Boyd’s Zone – How architect Robin Boyd influenced Australia.

Posted on March 2, 2010


Robin Boyd was a seminal Australian architect and author, and a member of the exceptionally talented Boyd family that included, among others, the novelist Martin Boyd and the renowned Australian painter, Arthur Boyd.

Robin Boyd was a pioneer in Australia’s modern architecture, and is arguably the country’s most influential architect, with his innovative designs finding international acclaim.

His own home in Melbourne’s South Yarra, which he designed in 1958, reflects his understanding of the need to harmoniously balance the natural environment with the living space, and there is a sense of synergy and functionality between the spaces and those that would occupy it.

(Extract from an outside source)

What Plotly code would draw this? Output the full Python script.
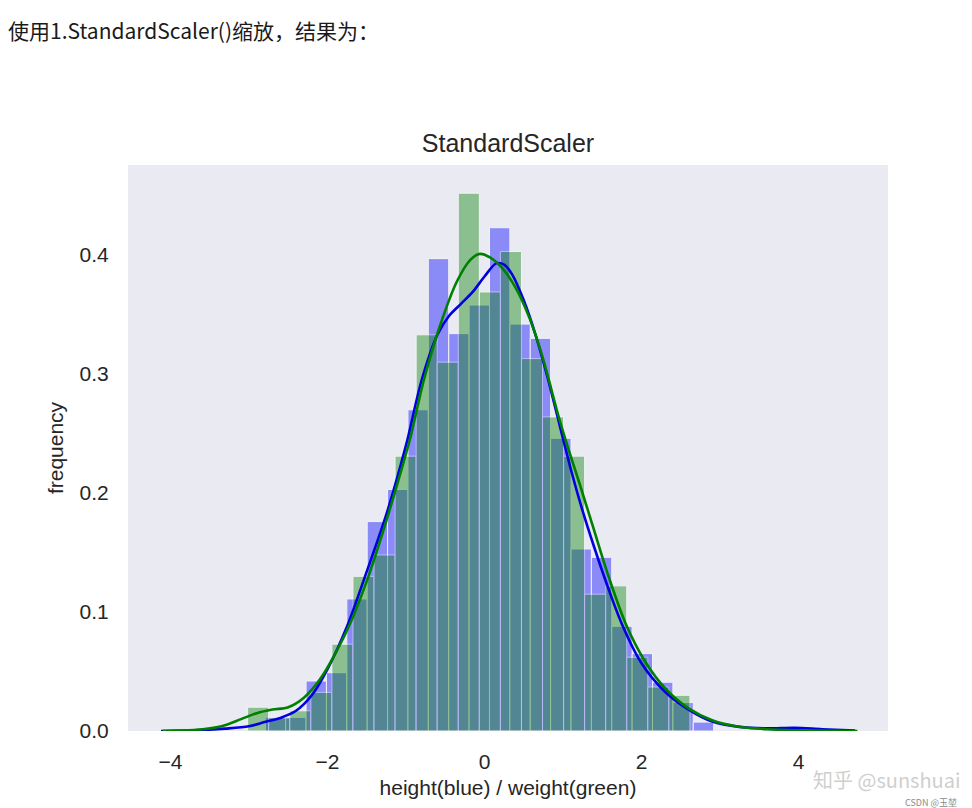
import numpy as np
import plotly.graph_objects as go

# ---------------- data ----------------
blue_bin_start = -2.792
blue_bin_width = 0.2596
blue_density = [0.0115, 0.0115, 0.042, 0.049, 0.111, 0.176, 0.203, 0.270, 0.397, 0.334,
                0.358, 0.423, 0.342, 0.330, 0.246, 0.153, 0.146, 0.088, 0.065, 0.041,
                0.024, 0.0075]

green_bin_start = -3.017
green_bin_width = 0.2683
green_density = [0.020, 0.011, 0.017, 0.0325, 0.073, 0.130, 0.148, 0.231, 0.333, 0.310,
                 0.452, 0.369, 0.403, 0.313, 0.264, 0.231, 0.115, 0.122, 0.062, 0.037,
                 0.030]

blue_kde_x = [-4.12, -3.7, -3.3, -3.0, -2.8, -2.6, -2.4, -2.2, -2.0, -1.75, -1.5, -1.25,
              -1.0, -0.8, -0.6, -0.45, -0.3, -0.15, 0.0, 0.15, 0.25, 0.35, 0.5, 0.65, 0.8,
              0.95, 1.1, 1.25, 1.4, 1.55, 1.75, 2.0, 2.3, 2.6, 2.9, 3.25, 3.6, 3.95, 4.3, 4.72]
blue_kde_y = [0.0, 0.0005, 0.002, 0.004, 0.0075, 0.011, 0.017, 0.030, 0.052, 0.088, 0.134, 0.182,
              0.240, 0.295, 0.333, 0.349, 0.359, 0.369, 0.382, 0.393, 0.392, 0.384, 0.362, 0.333, 0.298,
              0.259, 0.220, 0.185, 0.154, 0.125, 0.090, 0.057, 0.033, 0.018, 0.008, 0.0035, 0.0022, 0.0027, 0.0015, 0.0003]

green_kde_x = [-4.1, -3.7, -3.35, -3.1, -2.9, -2.7, -2.5, -2.3, -2.1, -1.9, -1.7, -1.5, -1.3,
               -1.1, -0.95, -0.78, -0.57, -0.35, -0.18, -0.06, 0.07, 0.24, 0.41, 0.58, 0.75,
               0.92, 1.05, 1.22, 1.39, 1.56, 1.8, 2.05, 2.3, 2.6, 2.9, 3.2, 3.6, 4.0, 4.4, 4.75]
green_kde_y = [0.0, 0.0008, 0.004, 0.010, 0.015, 0.018, 0.020, 0.028, 0.043, 0.065, 0.092, 0.126, 0.166,
               0.210, 0.245, 0.293, 0.340, 0.378, 0.396, 0.401, 0.398, 0.388, 0.371, 0.346, 0.312,
               0.270, 0.241, 0.206, 0.170, 0.134, 0.090, 0.058, 0.036, 0.019, 0.009, 0.004, 0.0015, 0.0006, 0.0002, 0.0]

x_tick_vals = [-4, -2, 0, 2, 4]
x_tick_text = ["\u22124", "\u22122", "0", "2", "4"]
y_tick_vals = [0.0, 0.1, 0.2, 0.3, 0.4]
y_tick_text = ["0.0", "0.1", "0.2", "0.3", "0.4"]

heading = "使用1.StandardScaler()缩放，结果为："
chart_title = "StandardScaler"
x_title = "height(blue) / weight(green)"
y_title = "frequency"
watermark = "知乎 @sunshuai"
credit = "CSDN @玉堃"

# ---------------- figure ----------------
W, H = 972, 808
L, R, T, B = 128, 84, 165, 77
PW, PH = W - L - R, H - T - B

def px_to_paper(px, py):
    return (px - L) / PW, (H - B - py) / PH

blue_centers = blue_bin_start + blue_bin_width * (np.arange(len(blue_density)) + 0.5)
green_centers = green_bin_start + green_bin_width * (np.arange(len(green_density)) + 0.5)

FONT = "Liberation Sans, Arial, DejaVu Sans, sans-serif"
TXT = "#262626"

fig = go.Figure()
fig.add_trace(go.Bar(x=blue_centers, y=blue_density, width=blue_bin_width,
                     marker=dict(color="#0000FF", line=dict(color="white", width=1)),
                     opacity=0.4, name="height", showlegend=False))
fig.add_trace(go.Bar(x=green_centers, y=green_density, width=green_bin_width,
                     marker=dict(color="#008000", line=dict(color="white", width=1)),
                     opacity=0.4, name="weight", showlegend=False))
fig.add_trace(go.Scatter(x=blue_kde_x, y=blue_kde_y, mode="lines",
                         line=dict(color="#0000E0", width=2.6, shape="spline", smoothing=0.9),
                         showlegend=False))
fig.add_trace(go.Scatter(x=green_kde_x, y=green_kde_y, mode="lines",
                         line=dict(color="#008000", width=2.6, shape="spline", smoothing=0.9),
                         showlegend=False))

fig.update_layout(
    width=W, height=H, autosize=False,
    margin=dict(l=L, r=R, t=T, b=B, pad=0),
    paper_bgcolor="white", plot_bgcolor="#EAEAF2",
    barmode="overlay",
    font=dict(family=FONT, size=21, color=TXT),
    title=dict(text=chart_title, font=dict(family=FONT, size=25, color=TXT),
               x=0.5, xref="paper", xanchor="center",
               y=1 - 143 / H, yref="container", yanchor="middle"),
    xaxis=dict(range=[-4.541, 5.140], tickvals=x_tick_vals, ticktext=x_tick_text,
               showgrid=False, zeroline=False, showline=False,
               ticks="outside", ticklen=12, tickcolor="rgba(0,0,0,0)",
               tickfont=dict(family=FONT, size=21, color=TXT),
               title=dict(text=x_title, font=dict(family=FONT, size=21, color=TXT), standoff=8)),
    yaxis=dict(range=[0, 0.4757], tickvals=y_tick_vals, ticktext=y_tick_text,
               showgrid=False, zeroline=False, showline=False,
               ticks="outside", ticklen=14, tickcolor="rgba(0,0,0,0)",
               tickfont=dict(family=FONT, size=21, color=TXT),
               title=dict(text=y_title, font=dict(family=FONT, size=21, color=TXT), standoff=10)),
)

hx, hy = px_to_paper(6, 30)
wx, wy = px_to_paper(812, 779)
cx, cy = px_to_paper(958, 802)
fig.add_annotation(text=heading, x=hx, y=hy, xref="paper", yref="paper",
                   xanchor="left", yanchor="middle", showarrow=False,
                   font=dict(family="Noto Sans CJK SC, sans-serif", size=21, color="#1a1a1a"))
fig.add_annotation(text=watermark, x=wx, y=wy, xref="paper", yref="paper",
                   xanchor="left", yanchor="middle", showarrow=False, borderpad=0,
                   font=dict(family="Noto Sans CJK SC, sans-serif", size=20, color="#cfcfcf"))
fig.add_annotation(text=credit, x=cx, y=cy, xref="paper", yref="paper",
                   xanchor="right", yanchor="middle", showarrow=False, borderpad=0,
                   font=dict(family="Noto Sans CJK SC, sans-serif", size=9, color="#8a8a8a"))

fig.write_html("out.html", config={"displayModeBar": False},
               post_script="document.body.style.margin='0';document.body.style.overflow='hidden';")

Boyd’s home was simply way ahead of its time in terms of dedicated spacing and zoning. The master bedroom doubles as a reception and living area, which leads down to a more formal lounge and dining area, with a galley kitchen at one end. Separated by a courtyard garden is the pavilion-styled children’s wing, containing three bedrooms, a bathroom and Boyd’s own study, leaving the main house for the adults and entertaining. The two halves of the house face one another over the expanse of the courtyard, so that there is a communication with the outside space as well as a cohesive connection to the building as a whole.

Boyd focused strongly on urban design and strove to create a cultural identity through his architecture and, through his writing, actively promoted the benefits of design in the built environment. It was his desire to create a wider public understanding of design and its place in contemporary Australia.

Although Robin Boyd is no longer with us, his influence is still seen in many modern Australian homes, something of which he would be very proud.